2. To get rid of the square root, we can square both sides of the equation.
$(2 \sqrt{x+7})^2 = (x-1)^2$
This gives us $4(x+7) = (x-1)(x-1)$.
So, $4x + 28 = x^2 - 2x + 1$.
3. Next, let's move everything to one side to make the equation equal to zero. This helps us solve it like a puzzle!

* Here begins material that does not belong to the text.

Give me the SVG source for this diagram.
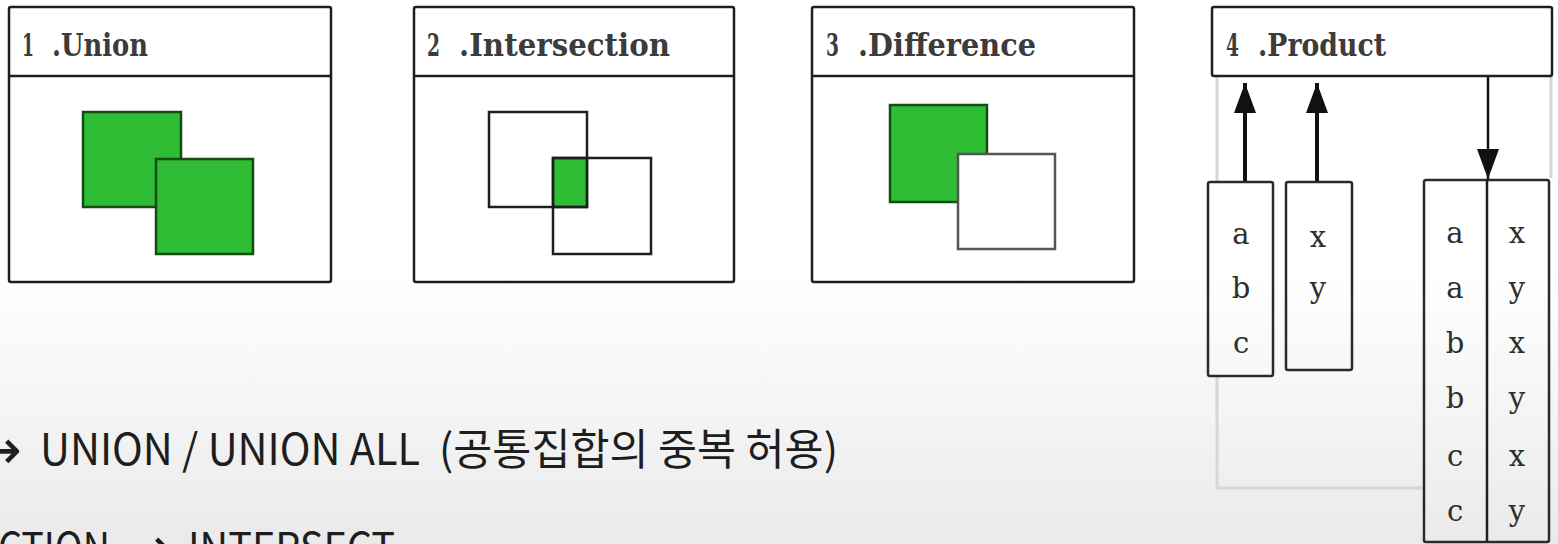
<svg xmlns="http://www.w3.org/2000/svg" width="1558" height="544" viewBox="0 0 1558 544">
<style>
.panel{fill:#ffffff;stroke:#1e1e1e;stroke-width:2.5}
.hdr{fill:none;stroke:#1e1e1e;stroke-width:2.5}
.title{font-family:"DejaVu Serif","Liberation Serif",serif;font-size:31px;font-weight:bold;fill:#3c3c3c}
.green{fill:#2ebd35;stroke:#134d13;stroke-width:2.5}
.open{fill:none;stroke:#1e1e1e;stroke-width:2.5}
.openw{fill:#ffffff;stroke:#555555;stroke-width:2.5}
.tbl{fill:url(#bg);stroke:#2a2a2a;stroke-width:2.5}
.cell{font-family:"DejaVu Serif","Liberation Serif",serif;font-size:29px;fill:#2e2e2e;text-anchor:middle}
.frame{fill:none;stroke:#d6d6d6;stroke-width:3}
.arrow{stroke:#111111;fill:none}
.cap{font-family:"Noto Sans CJK KR","Noto Sans",sans-serif;font-size:43px;fill:#1e1e1e}
.caparrow{font-family:"DejaVu Sans",sans-serif;font-size:56px;fill:#1e1e1e;text-anchor:end}
</style>
<defs>
<linearGradient id="bg" gradientUnits="userSpaceOnUse" x1="0" y1="0" x2="0" y2="544">
<stop offset="0" stop-color="#ffffff"/>
<stop offset="0.5" stop-color="#ffffff"/>
<stop offset="1" stop-color="#eaeaea"/>
</linearGradient>
<marker id="head" viewBox="0 0 30 22" refX="30" refY="11" markerWidth="30" markerHeight="22" markerUnits="userSpaceOnUse" orient="auto">
<path d="M0,0 L30,11 L0,22 Z" fill="#111111"/>
</marker>
</defs>
<rect x="0" y="0" width="1558" height="544" fill="url(#bg)"/>

<g id="panel-union">
<rect class="panel" x="9" y="7" width="322" height="275" rx="2"/>
<line class="hdr" x1="9" y1="76" x2="331" y2="76"/>
<text class="title" x="22" y="56" textLength="12" lengthAdjust="spacingAndGlyphs">1</text>
<text class="title" x="52" y="56" textLength="96" lengthAdjust="spacingAndGlyphs">.Union</text>
<rect class="green" x="83" y="112" width="98" height="95"/>
<rect class="green" x="156" y="159" width="97" height="95"/>
</g>

<g id="panel-intersection">
<rect class="panel" x="414" y="7" width="320" height="275" rx="2"/>
<line class="hdr" x1="414" y1="76" x2="734" y2="76"/>
<text class="title" x="427" y="56" textLength="13" lengthAdjust="spacingAndGlyphs">2</text>
<text class="title" x="459" y="56" textLength="211" lengthAdjust="spacingAndGlyphs">.Intersection</text>
<rect class="green" x="553" y="158" width="34" height="49"/>
<rect class="open" x="489" y="112" width="98" height="95"/>
<rect class="open" x="553" y="158" width="98" height="96"/>
</g>

<g id="panel-difference">
<rect class="panel" x="812" y="7" width="322" height="275" rx="2"/>
<line class="hdr" x1="812" y1="76" x2="1134" y2="76"/>
<text class="title" x="826" y="56" textLength="13" lengthAdjust="spacingAndGlyphs">3</text>
<text class="title" x="858" y="56" textLength="178" lengthAdjust="spacingAndGlyphs">.Difference</text>
<rect class="green" x="890" y="105" width="97" height="97"/>
<rect class="openw" x="958" y="154" width="97" height="95"/>
</g>

<g id="connectors">
<path class="frame" d="M1217,76 V488 H1424"/>
<path class="frame" d="M1551,76 V178"/>
<line class="arrow" x1="1245" y1="181" x2="1245" y2="83" stroke-width="4" marker-end="url(#head)"/>
<line class="arrow" x1="1317" y1="181" x2="1317" y2="83" stroke-width="4" marker-end="url(#head)"/>
<line class="arrow" x1="1488" y1="76" x2="1488" y2="179" stroke-width="2.5" marker-end="url(#head)"/>
</g>

<g id="panel-product">
<rect class="panel" x="1212" y="7" width="340" height="69" rx="2"/>
<text class="title" x="1226" y="56" textLength="13" lengthAdjust="spacingAndGlyphs">4</text>
<text class="title" x="1258" y="56" textLength="128" lengthAdjust="spacingAndGlyphs">.Product</text>
</g>

<g id="table-abc">
<rect class="tbl" x="1208" y="182" width="65" height="194" rx="2"/>
<text class="cell" x="1241" y="244">a</text>
<text class="cell" x="1241" y="298">b</text>
<text class="cell" x="1241" y="353">c</text>
</g>

<g id="table-xy">
<rect class="tbl" x="1286" y="182" width="66" height="188" rx="2"/>
<text class="cell" x="1318" y="247">x</text>
<text class="cell" x="1318" y="298">y</text>
</g>

<g id="table-product">
<rect class="tbl" x="1424" y="180" width="125" height="362" rx="2"/>
<line class="hdr" x1="1487" y1="180" x2="1487" y2="542"/>
<text class="cell" x="1455" y="243">a</text>
<text class="cell" x="1455" y="298">a</text>
<text class="cell" x="1455" y="353">b</text>
<text class="cell" x="1455" y="408">b</text>
<text class="cell" x="1455" y="466">c</text>
<text class="cell" x="1455" y="521">c</text>
<text class="cell" x="1517" y="243">x</text>
<text class="cell" x="1517" y="298">y</text>
<text class="cell" x="1517" y="353">x</text>
<text class="cell" x="1517" y="408">y</text>
<text class="cell" x="1517" y="466">x</text>
<text class="cell" x="1517" y="521">y</text>
</g>

<g id="caption">
<text class="caparrow" x="22" y="469">→</text>
<text class="cap" x="40" y="465" textLength="380" lengthAdjust="spacingAndGlyphs">UNION / UNION ALL</text>
<text class="cap" x="439" y="465" textLength="399" lengthAdjust="spacingAndGlyphs">(공통집합의 중복 허용)</text>
<text class="cap" x="-2" y="564" textLength="112" lengthAdjust="spacingAndGlyphs">CTION</text>
<text class="caparrow" x="172" y="567">→</text>
<text class="cap" x="188" y="564" textLength="207" lengthAdjust="spacingAndGlyphs">INTERSECT</text>
</g>
</svg>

We want to get $0 = \text{something}$. So, we take away $4x$ and $28$ from both sides:
$0 = x^2 - 2x - 4x + 1 - 28$
$0 = x^2 - 6x - 27$.
4. Now we have a regular quadratic equation. We need to find two numbers that multiply to -27 and add up to -6. If we think about the numbers 3 and 9, we can see that $-9 \times 3 = -27$ and $-9 + 3 = -6$. Perfect!
So, we can write our equation as $(x-9)(x+3) = 0$.
This means either $x-9=0$ (so $x=9$) or $x+3=0$ (so $x=-3$).
5. This is the super important part! When we square both sides, we sometimes get "fake" answers. We *must* check both $x=9$ and $x=-3$ in the *original* equation to see if they really work.
* **Let's check $x=9$:**
Put $9$ back into the original equation $2 \sqrt{x+7}=x-1$:
$2 \sqrt{9+7} = 9-1$
$2 \sqrt{16} = 8$
$2 \times 4 = 8$
$8 = 8$. Yes, $x=9$ works!
* **Let's check $x=-3$:**
Put $-3$ back into the original equation $2 \sqrt{x+7}=x-1$:
$2 \sqrt{-3+7} = -3-1$
$2 \sqrt{4} = -4$
$2 \times 2 = -4$
$4 = -4$. This is not true! So $x=-3$ is not a real solution. Also, remember that the square root part must be positive, which means the right side ($x-1$) must also be positive. If $x=-3$, then $x-1 = -4$, which is negative, and that can't be equal to a positive square root.

So, the only solution that really works is $x=9$.